2)「持続可能な森林環境資源の管理経営」の基礎的理念についての分析、整理

 まず、アメリカの「内陸コロンビア水系エコシステムマネジメントプロジェクト(ICBEMP)」の事例分析を行い、生態系の持続を示す指標として、基本的には"Ecological Integrity"(EI、生態的統合度)と"Socioeconomic Resiliency"(SER、社会経済的弾性度)が用いられていること、またその他に、"Historical Ranges of Variability"(HRV、歴史的変動範囲)等の概念が提示されているが、これらの指標、概念の政策手段としての活用を可能にすることが今後の課題であるとことを指摘している。

 次いで、森林に対する人為を「都市型開発」、「農業型開発」(以上が林地開発)、一斉植林型の「開発型保全」、原生的森林の保全の「非開発型保全」、及びこれらの中間の「中間型保全」(以上が森林保全)の五つに区分し、歴史的・経験的事実などに基づき各クラスターにおいて特に期待される価値・利用間の両立可能度のマトリックスを作成した。その結果、各種保全活動と、各種木材生産活動との間の両立可能性・困難性の関係が明確になり、古くから存在する楽観的な「予定調和論」にはおのずから限界があることが示された。そして、「予定調和」に代わって生態系の持続の範囲内で計画的に多様な価値のバランスを追求する「計画調和」という新たな理念を提示した。

3)新たな理念の実現のための政策手法の分析

 まず、「計画調和」の理念の実現を図るための手段として、伝統的な"participation"(参加)とは一線を画する"collaborative management"(CM、共働型管理)の概念が有効であることと、その問題点、たとえば住民への過度の委譲によるコントロールの喪失や財政的、政策的支援の欠如などが指摘されている。次いで、「計画調和」を目指したCMの事例であると考えられるアメリカ、カナダにおける"strategic level"(戦略レベル)の森林土地利用計画の策定について多角的な観点から比較考察を行い、実質的なCMへの転換と生態系の持続のための科学的知見の強化が必要であること、及び戦略レベルの森林計画は実行指針としての成果物から民主的な政策形成過程へと変質しつつあることを明らかにした。

4)森林の保全・利用の方向の提示

 地球規模の生態系の持続の観点からEI及びSERの双方の確保を図るためには、原生的森林と一斉植林地の中間の森林(「中間森林」と呼ぶ)の保全(「中間型保全」)が特に重要であること、さらに、そのための森林保全・利用の方向として、「中間森林」を中心的な対象として森林の全ての産物、サービスに視点を当てた統合型森林環境経営である"holistic forestry"(森林業)への展開を提示している。

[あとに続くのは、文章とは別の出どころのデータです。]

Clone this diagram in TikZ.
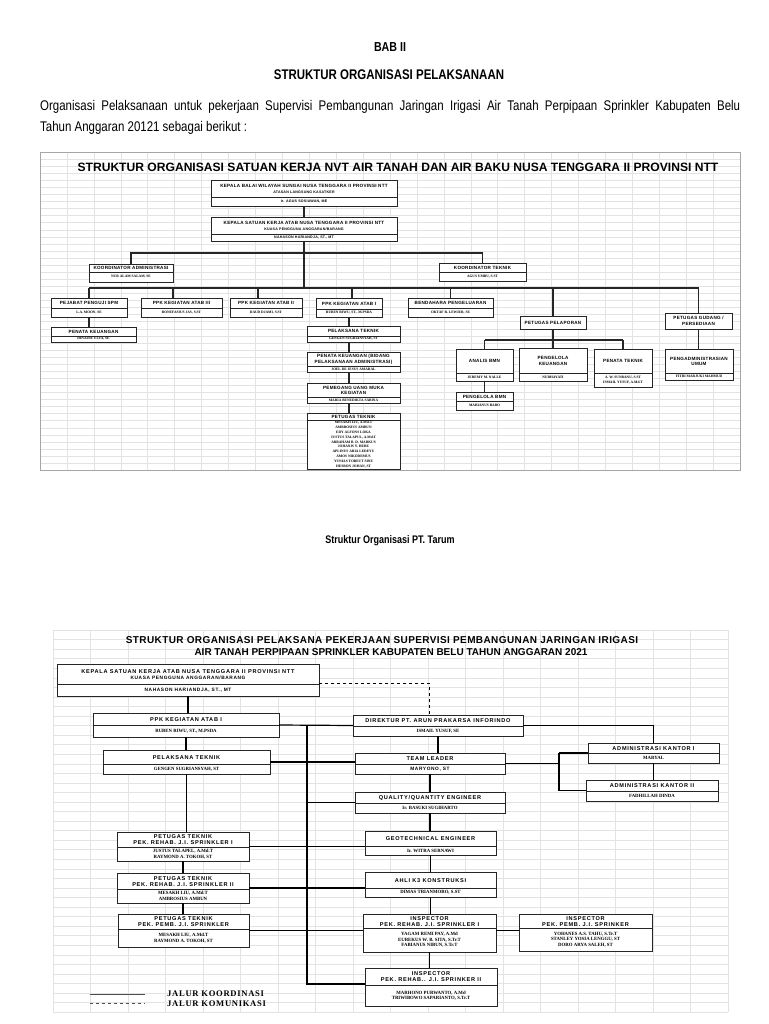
\documentclass[tikz,border=0pt]{standalone}
\usepackage{fontspec}
\setmainfont{Liberation Sans}
\newfontfamily\narrowf[FakeStretch=0.82]{Liberation Sans}
\newfontfamily\serift{Liberation Serif}
\newfontfamily\spsA[LetterSpace=6]{Liberation Sans}
\newfontfamily\spsB[LetterSpace=13]{Liberation Sans}
\newfontfamily\spsT[LetterSpace=4]{Liberation Sans}
\newfontfamily\spsL[LetterSpace=8]{Liberation Serif}
\newcommand\cAhead{\fontsize{4.6}{5.4}\selectfont\spsA\bfseries}
\newcommand\cAsub{\fontsize{3.6}{4.4}\selectfont\spsA\bfseries}
\newcommand\cAname{\fontsize{3.6}{4.8}\selectfont\serift\bfseries}
\newcommand\cBhead{\fontsize{5.6}{5.9}\selectfont\spsB\bfseries}
\newcommand\cBsub{\fontsize{4.8}{5.6}\selectfont\spsB\bfseries}
\newcommand\cBname{\fontsize{4.8}{5.5}\selectfont\serift\bfseries}
\newcommand\orgbox[8]{%
  \pgfmathsetmacro\obw{#4-#2}%
  \pgfmathsetmacro\obh{#5-#3}%
  \node[obox,minimum width=\obw pt,minimum height=\obh pt] (#1) at ({(#2+#4)/2},{(#3+#5)/2}) {};
  \draw[divl] (#2,#6) -- (#4,#6);
  \node[otxt,ttop] (#1-t) at ({(#2+#4)/2},{(#3+#6)/2+0.4}) {#7};
  \node[otxt,tnam] (#1-b) at ({(#2+#4)/2},{(#6+#5)/2}) {#8};
}
\newcommand\onebox[6]{%
  \pgfmathsetmacro\obw{#4-#2}%
  \pgfmathsetmacro\obh{#5-#3}%
  \node[obox,minimum width=\obw pt,minimum height=\obh pt] (#1) at ({(#2+#4)/2},{(#3+#5)/2}) {};
  \node[otxt,ttop] (#1-t) at ({(#2+#4)/2},{(#3+#5)/2}) {#6};
}
\begin{document}
\begin{tikzpicture}[x=1pt,y=-1pt,
  grid/.style={draw=gray!22,line width=0.4pt},
  obox/.style={draw=black!85,fill=white,line width=0.8pt,inner sep=0pt,outer sep=0pt},
  divl/.style={draw=black!85,line width=0.6pt},
  otxt/.style={inner sep=0pt,align=center,text=black},
  ttop/.style={font=\cAhead},
  tnam/.style={font=\cAname},
  conn/.style={draw=black!85,line width=1.2pt},
  conb/.style={draw=black,line width=1.2pt},
]
\useasboundingbox (0,0) rectangle (768,1024);
\fill[white] (0,0) rectangle (768,1024);

% ---------- page text ----------
\node[inner sep=0pt,anchor=base,font=\narrowf\bfseries\fontsize{13}{15}\selectfont] (bab) at (390,52) {BAB II};
\node[inner sep=0pt,anchor=base,font=\narrowf\bfseries\fontsize{14}{16}\selectfont] (judul) at (389,80) {STRUKTUR ORGANISASI PELAKSANAAN};
\node[inner sep=0pt,anchor=base west,font=\narrowf\fontsize{14}{16}\selectfont] (body1) at (40,111)
  {\makebox[700pt][s]{Organisasi Pelaksanaan untuk pekerjaan Supervisi Pembangunan Jaringan Irigasi Air Tanah Perpipaan Sprinkler Kabupaten Belu}};
\node[inner sep=0pt,anchor=base west,font=\narrowf\fontsize{14}{16}\selectfont] (body2) at (40,132)
  {Tahun Anggaran 20121 sebagai berikut :};

% ---------- chart 1 ----------
\foreach \i in {0,...,26} {\draw[grid] ({40+\i*26.92},152) -- ({40+\i*26.92},470);}
\foreach \j in {0,...,45} {\draw[grid] (40,{152+\j*7.07}) -- (740,{152+\j*7.07});}
\draw[draw=gray!70,line width=0.9pt] (40,152) rectangle (740,470);
\node[inner sep=0pt,font=\bfseries\fontsize{12.1}{14}\selectfont] (t1) at (398,167)
  {STRUKTUR ORGANISASI SATUAN KERJA NVT AIR TANAH DAN AIR BAKU NUSA TENGGARA II PROVINSI NTT};

\orgbox{kb}{211}{180}{397}{206}{197}{KEPALA BALAI WILAYAH SUNGAI NUSA TENGGARA II PROVINSI NTT\\\cAsub ATASAN LANGSUNG KASATKER}{\cAsub Ir. AGUS SOSIAWAN, ME}
\orgbox{ks}{211}{217}{397}{241}{234}{KEPALA SATUAN KERJA ATAB NUSA TENGGARA II PROVINSI NTT\\\cAsub KUASA PENGGUNA ANGGARAN/BARANG}{\cAsub NAHASON HARIANDJA, ST., MT}
\orgbox{koA}{89}{264}{173}{282}{272}{KOORDINATOR ADMINISTRASI}{NUR ALAM SALAM, SE}
\orgbox{koT}{439}{263}{526}{281}{272}{KOORDINATOR TEKNIK}{AGUS UMBU, S.ST}
\orgbox{pj}{51}{298}{127}{317}{308}{PEJABAT PENGUJI SPM}{L.A. MOON, SE}
\orgbox{pthree}{141}{298}{222}{317}{308}{PPK KEGIATAN ATAB III}{BONEFASIUS JAS, S.ST}
\orgbox{ptwo}{230}{298}{302}{317}{308}{PPK KEGIATAN ATAB II}{DAUD DJAMI, S.ST}
\orgbox{pone}{316}{298}{382}{317}{309}{PPK KEGIATAN ATAB I}{RUBEN RIWU, ST., M.PSDA}
\orgbox{bd}{408}{298}{493}{317}{308}{BENDAHARA PENGELUARAN}{OKTAF R. LEWIER, SE}
\onebox{pl}{520}{316}{586}{329}{PETUGAS PELAPORAN}
\onebox{gd}{665}{313}{732}{329}{PETUGAS GUDANG /\\PERSEDIAAN}
\orgbox{pk}{51}{327}{136}{342}{336}{PENATA KEUANGAN}{DINAINE ULVA, SE}
\orgbox{lt}{307}{326}{400}{342}{336}{PELAKSANA TEKNIK}{GENGEN SUGRIANSYAH, ST}
\orgbox{pka}{307}{352}{400}{372}{366}{PENATA KEUANGAN (BIDANG\\PELAKSANAAN ADMINISTRASI)}{JOEL DE JESUS AMARAL}
\orgbox{pum}{307}{383}{400}{403}{397}{PEMEGANG UANG MUKA\\KEGIATAN}{MARIA BENEDIKTA SABINA}
\orgbox{ptk}{307}{413}{400}{469}{420}{PETUGAS TEKNIK}{MESAKH LIU, A.Md.T\\AMBROSIUS AMBUN\\EDY ALFONS LOKA\\JUSTUS TALAPUL, A.Md.T\\ABRAHAM B. D. MARKUS\\JOHANIS Y. HERE\\APLINUS ARIA LEDEYU\\AMOS NIKODEMUS\\YUNIAS TOBEUT SINE\\HESRON JOHAN, ST}
\orgbox{an}{456}{349}{513}{381}{373}{ANALIS BMN}{JEREMY M. NALLE}
\orgbox{pku}{519}{348}{587}{381}{373}{PENGELOLA\\KEUANGAN}{NURHAYATI}
\orgbox{pt}{594}{349}{652}{387}{373}{PENATA TEKNIK}{A. W. SUNBANU, S.ST\\ISMAIL YUSUF, A.Md.T}
\orgbox{pa}{665}{349}{733}{380}{373}{PENGADMINISTRASIAN\\UMUM}{FITRI MARJUKI MAHMUD}
\orgbox{pb}{456}{392}{513}{410}{401}{PENGELOLA BMN}{MARIANUS BABO}

\coordinate (kbar) at (0,253);
\coordinate (bar) at (0,288);
\coordinate (bar2) at (0,340);
\coordinate (dthree) at (173,288);
\coordinate (dtwo) at (258,288);
\coordinate (done) at (352,288);
\draw[conn] (kb.south) -- (kb.south |- ks.north);
\draw[conn] (ks.south) -- (ks.south |- bar);
\draw[conn] (koA.north) -- (koA.north |- kbar) -- (koT.north |- kbar) -- (koT.north);
\draw[conn] (pj.north |- bar) -- (gd.north |- bar);
\draw[conn] (pj.north |- bar) -- (pj.north);
\draw[conn] (dthree) -- (dthree |- pthree.north);
\draw[conn] (dtwo) -- (dtwo |- ptwo.north);
\draw[conn] (done) -- (done |- pone.north);
\draw[conn] (bd.north |- bar) -- (bd.north);
\draw[conn] (pl.north |- bar) -- (pl.north);
\draw[conn] (gd.north |- bar) -- (gd.north);
\draw[conn] (pj.south) -- (pj.south |- pk.north);
\draw[conn] (pone.south) -- (pone.south |- lt.north);
\draw[conn] (pone.south |- lt.south) -- (pone.south |- pka.north);
\draw[conn] (pone.south |- pka.south) -- (pone.south |- pum.north);
\draw[conn] (pone.south |- pum.south) -- (pone.south |- ptk.north);
\draw[conn] (pl.south) -- (pl.south |- bar2);
\draw[conn] (an.north |- bar2) -- (pt.north |- bar2);
\draw[conn] (an.north |- bar2) -- (an.north);
\draw[conn] (pku.north |- bar2) -- (pku.north);
\draw[conn] (pt.north |- bar2) -- (pt.north);
\draw[conn] (an.south) -- (pb.north);
\draw[conn] (gd.south) -- (gd.south |- pa.north);

\node[inner sep=0pt,font=\narrowf\bfseries\fontsize{11}{13}\selectfont] (cap) at (390,541) {Struktur Organisasi PT. Tarum};

% ---------- chart 2 ----------
\foreach \i in {0,...,18} {\draw[grid] ({53+\i*37.5},630) -- ({53+\i*37.5},1012);}
\foreach \j in {0,...,40} {\draw[grid] (53,{630+\j*9.55}) -- (728,{630+\j*9.55});}
\node[inner sep=0pt,font=\spsT\bfseries\fontsize{10}{12}\selectfont] (t2a) at (382,640)
  {STRUKTUR ORGANISASI PELAKSANA PEKERJAAN SUPERVISI PEMBANGUNAN JARINGAN IRIGASI};
\node[inner sep=0pt,font=\bfseries\fontsize{10}{12}\selectfont] (t2b) at (391,652)
  {AIR TANAH PERPIPAAN SPRINKLER KABUPATEN BELU TAHUN ANGGARAN 2021};

\tikzset{ttop/.style={font=\cBhead},tnam/.style={font=\cBname}}
\orgbox{ksb}{57}{664}{319}{696}{684}{KEPALA SATUAN KERJA ATAB NUSA TENGGARA II PROVINSI NTT\\\cBsub KUASA PENGGUNA ANGGARAN/BARANG}{\cBsub NAHASON HARIANDJA, ST., MT}
\orgbox{ppb}{93}{713}{279}{737}{725}{PPK KEGIATAN ATAB I}{RUBEN RIWU, ST., M.PSDA}
\orgbox{dir}{353}{715}{523}{736}{726}{DIREKTUR PT. ARUN PRAKARSA INFORINDO}{ISMAIL YUSUF, SE}
\orgbox{pel}{103}{750}{270}{774}{764}{PELAKSANA TEKNIK}{GENGEN SUGRIANSYAH, ST}
\orgbox{tl}{355}{753}{505}{774}{764}{TEAM LEADER}{\cBsub MARYONO, ST}
\orgbox{aone}{588}{743}{719}{763}{753}{ADMINISTRASI KANTOR I}{MARYAL}
\orgbox{atwo}{586}{780}{718}{801}{791}{ADMINISTRASI KANTOR II}{FADHILLAH DINDA}
\orgbox{qc}{355}{792}{505}{813}{803}{QUALITY/QUANTITY ENGINEER}{Ir. BASUKI SUGIHARTO}
\orgbox{ge}{365}{831}{496}{855}{846}{GEOTECHNICAL ENGINEER}{Ir. WITRA SERNAWI}
\orgbox{kk}{365}{872}{496}{897}{888}{AHLI K3 KONSTRUKSI}{DIMAS TRIANMORO, S.ST}
\orgbox{ione}{363}{914}{496}{952}{928}{INSPECTOR\\PEK. REHAB. J.I. SPRINKLER I}{YAGAM REMI PAY, A.Md\\EUREKUS W. B. SITA, S.Tr.T\\FABIANUS NIBUN, S.Tr.T}
\orgbox{ipm}{519}{914}{652}{951}{928}{INSPECTOR\\PEK. PEMB. J.I. SPRINKER}{YOHANES A.S. TAHU, S.Tr.T\\STANLEY YOSIA LENGGU, ST\\DORO ARYA SALEH, ST}
\orgbox{itwo}{365}{968}{497}{1006}{985}{INSPECTOR\\PEK. REHAB.. J.I. SPRINKER II}{MARHONO PURWANTO, A.Md\\TRIWIBOWO SAPARIANTO, S.Tr.T}
\orgbox{ptone}{117}{832}{249}{861}{847}{PETUGAS TEKNIK\\PEK. REHAB. J.I. SPRINKLER I}{JUSTUS TALAPEL, A.Md.T\\RAYMOND A. TOKOH, ST}
\orgbox{pttwo}{117}{873}{249}{903}{889}{PETUGAS TEKNIK\\PEK. REHAB. J.I. SPRINKLER II}{MESAKH LIU, A.Md.T\\AMBROSIUS AMBUN}
\orgbox{ptthree}{118}{914}{249}{947}{929}{PETUGAS TEKNIK\\PEK. PEMB. J.I. SPRINKLER}{MESAKH LIU, A.Md.T\\RAYMOND A. TOKOH, ST}

\coordinate (dc) at (429,683);
\coordinate (trt) at (307,725);
\coordinate (trb) at (307,984);
\coordinate (trq) at (307,802.5);
\coordinate (tv) at (559,0);
\draw[conb,dashed,line width=0.8pt] (ksb.east |- dc) -- (dc) -- (dc |- dir.north);
\draw[conb] (ksb.south) -- (ksb.south |- ppb.north);
\draw[conb] (ppb.east) -- (dir.west);
\draw[conb] (dir.east) -| (aone.north);
\draw[conb] (aone.south) -- (aone.south |- atwo.north);
\draw[conb] (trt) -- (trb) -- (trb -| itwo.west);
\draw[conb] (trq) -- (qc.west);
\draw[conb] (ppb.south) -- (ppb.south |- pel.north);
\draw[conb] (pel.east) -- (pel.east -| tl.west);
\draw[conb] (tl.east) -- (tl.east -| tv);
\draw[conb] (aone.west -| tv) -- (atwo.west -| tv);
\draw[conb] (aone.west -| tv) -- (aone.west);
\draw[conb] (atwo.west -| tv) -- (atwo.west);
\draw[conb] (dir.south) -- (dir.south |- tl.north);
\draw[conb] (tl.south) -- (tl.south |- qc.north);
\draw[conb] (qc.south) -- (qc.south |- ge.north);
\draw[conb] (ge.south) -- (ge.south |- kk.north);
\draw[conb] (kk.south) -- (kk.south |- ione.north);
\draw[conb] (ione.south) -- (ione.south |- itwo.north);
\draw[conb] (pel.south) -- (pel.south |- ptone.north);
\draw[conb] (ptone.south) -- (ptone.south |- pttwo.north);
\draw[conb] (pttwo.south) -- (pttwo.south |- ptthree.north);
\draw[conb] (ptone.east) -- (ptone.east -| ge.west);
\draw[conb] (pttwo.east) -- (pttwo.east -| kk.west);
\draw[conb] (ptthree.east) -- (ptthree.east -| ione.west);
\draw[conb] (ione.east |- ptthree.east) -- (ipm.west |- ptthree.east);

% legend
\coordinate (lsa) at (90,994);
\coordinate (lsb) at (145,994);
\coordinate (lda) at (90,1003);
\coordinate (ldb) at (145,1003);
\draw[draw=black!70,line width=0.8pt] (lsa) -- (lsb);
\draw[draw=black!70,line width=0.8pt,dashed] (lda) -- (ldb);
\node[inner sep=0pt,anchor=west,font=\spsL\bfseries\fontsize{8.6}{9}\selectfont] (lk) at (167,994) {JALUR KOORDINASI};
\node[inner sep=0pt,anchor=west,font=\spsL\bfseries\fontsize{8.6}{9}\selectfont] (lm) at (167,1004) {JALUR KOMUNIKASI};
\end{tikzpicture}
\end{document}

 以上、本論文は、森林の多元的価値実現の立場から、持続可能な森林環境資源管理経営に関して、基礎理念、政策手法、保全・利用方向の三つの観点から総合的に論じたもので、これからの森林環境資源管理経営の研究及び実践に多大の貢献をなすものと考えられる。よって、審査委員一同は、本論文が博士(農学)の学位論文として価値あるものと認めた。